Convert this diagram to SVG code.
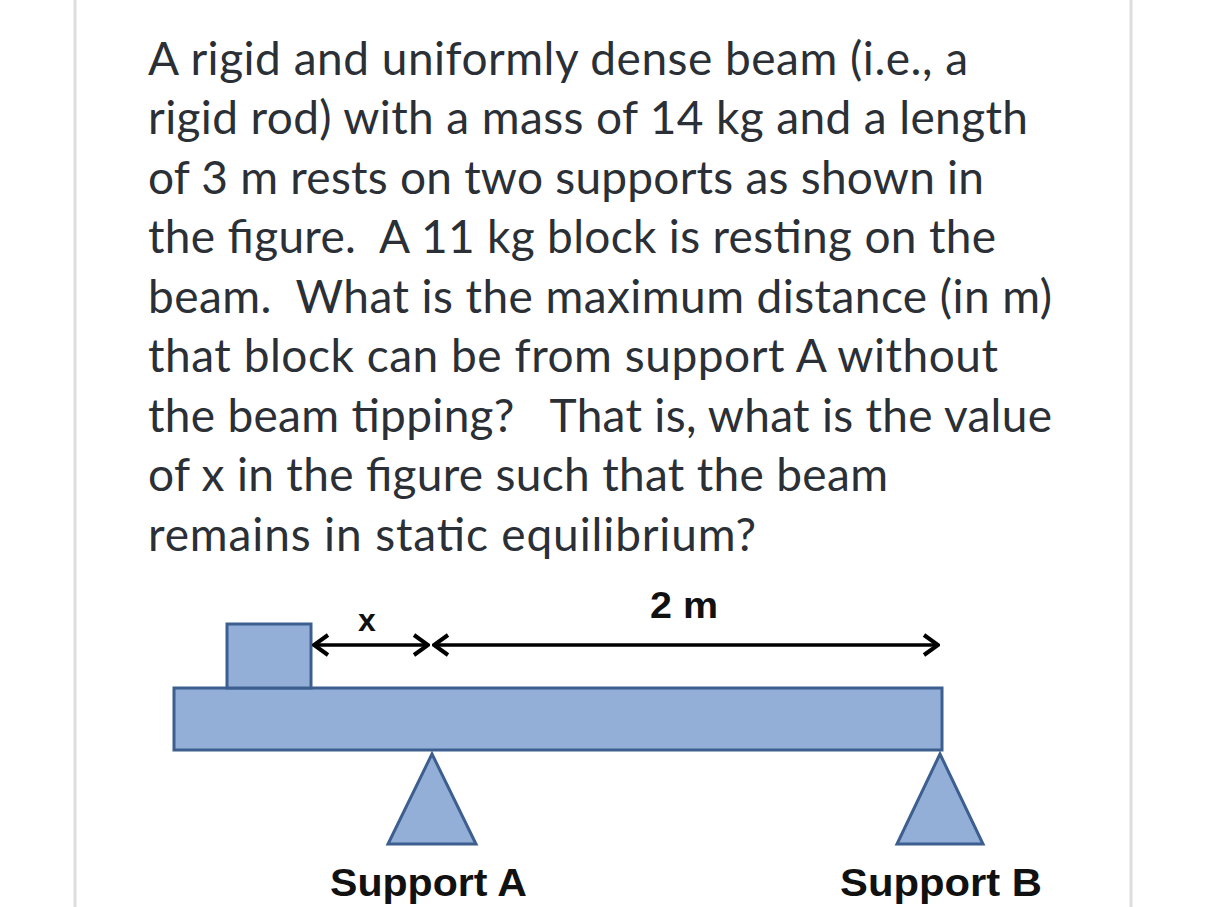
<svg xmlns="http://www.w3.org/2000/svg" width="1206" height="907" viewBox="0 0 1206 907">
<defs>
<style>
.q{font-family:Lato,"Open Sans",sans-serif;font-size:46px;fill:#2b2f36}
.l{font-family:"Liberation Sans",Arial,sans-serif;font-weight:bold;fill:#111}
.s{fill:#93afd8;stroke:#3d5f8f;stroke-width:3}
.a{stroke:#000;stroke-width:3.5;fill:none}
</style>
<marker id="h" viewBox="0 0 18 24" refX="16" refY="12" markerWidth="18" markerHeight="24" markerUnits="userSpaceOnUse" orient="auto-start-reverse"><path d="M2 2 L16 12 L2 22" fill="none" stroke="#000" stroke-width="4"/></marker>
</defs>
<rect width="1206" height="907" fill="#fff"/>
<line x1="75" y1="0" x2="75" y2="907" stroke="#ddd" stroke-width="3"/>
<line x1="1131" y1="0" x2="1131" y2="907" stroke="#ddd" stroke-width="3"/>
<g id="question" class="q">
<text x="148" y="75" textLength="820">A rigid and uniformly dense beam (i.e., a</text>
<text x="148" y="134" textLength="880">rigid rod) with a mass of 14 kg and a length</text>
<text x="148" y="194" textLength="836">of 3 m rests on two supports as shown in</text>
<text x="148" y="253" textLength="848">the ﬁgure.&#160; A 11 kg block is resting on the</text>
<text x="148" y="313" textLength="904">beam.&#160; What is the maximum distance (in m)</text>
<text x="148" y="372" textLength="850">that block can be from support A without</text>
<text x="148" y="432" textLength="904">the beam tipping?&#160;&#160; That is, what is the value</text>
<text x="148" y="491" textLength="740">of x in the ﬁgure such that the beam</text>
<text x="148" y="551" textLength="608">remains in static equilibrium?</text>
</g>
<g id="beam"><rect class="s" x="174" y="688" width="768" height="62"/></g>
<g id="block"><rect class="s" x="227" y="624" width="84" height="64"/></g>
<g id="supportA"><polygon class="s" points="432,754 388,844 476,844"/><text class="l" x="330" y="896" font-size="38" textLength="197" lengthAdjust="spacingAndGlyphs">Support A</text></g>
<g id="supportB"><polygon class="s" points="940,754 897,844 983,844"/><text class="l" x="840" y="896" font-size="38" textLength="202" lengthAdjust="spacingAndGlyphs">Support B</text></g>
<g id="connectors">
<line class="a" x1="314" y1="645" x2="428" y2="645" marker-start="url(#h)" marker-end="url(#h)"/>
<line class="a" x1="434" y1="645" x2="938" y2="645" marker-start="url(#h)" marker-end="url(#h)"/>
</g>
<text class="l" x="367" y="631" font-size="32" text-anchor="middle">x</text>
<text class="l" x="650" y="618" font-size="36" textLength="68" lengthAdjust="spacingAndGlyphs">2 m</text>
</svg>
----
◆ Short task
Except for the pictures, give all the material above again verbatim.

◆ Solution for this problem
Convert this diagram to SVG code.
<svg xmlns="http://www.w3.org/2000/svg" width="1206" height="907" viewBox="0 0 1206 907">
<defs>
<style>
.q{font-family:Lato,"Open Sans",sans-serif;font-size:46px;fill:#2b2f36}
.l{font-family:"Liberation Sans",Arial,sans-serif;font-weight:bold;fill:#111}
.s{fill:#93afd8;stroke:#3d5f8f;stroke-width:3}
.a{stroke:#000;stroke-width:3.5;fill:none}
</style>
<marker id="h" viewBox="0 0 18 24" refX="16" refY="12" markerWidth="18" markerHeight="24" markerUnits="userSpaceOnUse" orient="auto-start-reverse"><path d="M2 2 L16 12 L2 22" fill="none" stroke="#000" stroke-width="4"/></marker>
</defs>
<rect width="1206" height="907" fill="#fff"/>
<line x1="75" y1="0" x2="75" y2="907" stroke="#ddd" stroke-width="3"/>
<line x1="1131" y1="0" x2="1131" y2="907" stroke="#ddd" stroke-width="3"/>
<g id="question" class="q">
<text x="148" y="75" textLength="820">A rigid and uniformly dense beam (i.e., a</text>
<text x="148" y="134" textLength="880">rigid rod) with a mass of 14 kg and a length</text>
<text x="148" y="194" textLength="836">of 3 m rests on two supports as shown in</text>
<text x="148" y="253" textLength="848">the ﬁgure.&#160; A 11 kg block is resting on the</text>
<text x="148" y="313" textLength="904">beam.&#160; What is the maximum distance (in m)</text>
<text x="148" y="372" textLength="850">that block can be from support A without</text>
<text x="148" y="432" textLength="904">the beam tipping?&#160;&#160; That is, what is the value</text>
<text x="148" y="491" textLength="740">of x in the ﬁgure such that the beam</text>
<text x="148" y="551" textLength="608">remains in static equilibrium?</text>
</g>
<g id="beam"><rect class="s" x="174" y="688" width="768" height="62"/></g>
<g id="block"><rect class="s" x="227" y="624" width="84" height="64"/></g>
<g id="supportA"><polygon class="s" points="432,754 388,844 476,844"/><text class="l" x="330" y="896" font-size="38" textLength="197" lengthAdjust="spacingAndGlyphs">Support A</text></g>
<g id="supportB"><polygon class="s" points="940,754 897,844 983,844"/><text class="l" x="840" y="896" font-size="38" textLength="202" lengthAdjust="spacingAndGlyphs">Support B</text></g>
<g id="connectors">
<line class="a" x1="314" y1="645" x2="428" y2="645" marker-start="url(#h)" marker-end="url(#h)"/>
<line class="a" x1="434" y1="645" x2="938" y2="645" marker-start="url(#h)" marker-end="url(#h)"/>
</g>
<text class="l" x="367" y="631" font-size="32" text-anchor="middle">x</text>
<text class="l" x="650" y="618" font-size="36" textLength="68" lengthAdjust="spacingAndGlyphs">2 m</text>
</svg>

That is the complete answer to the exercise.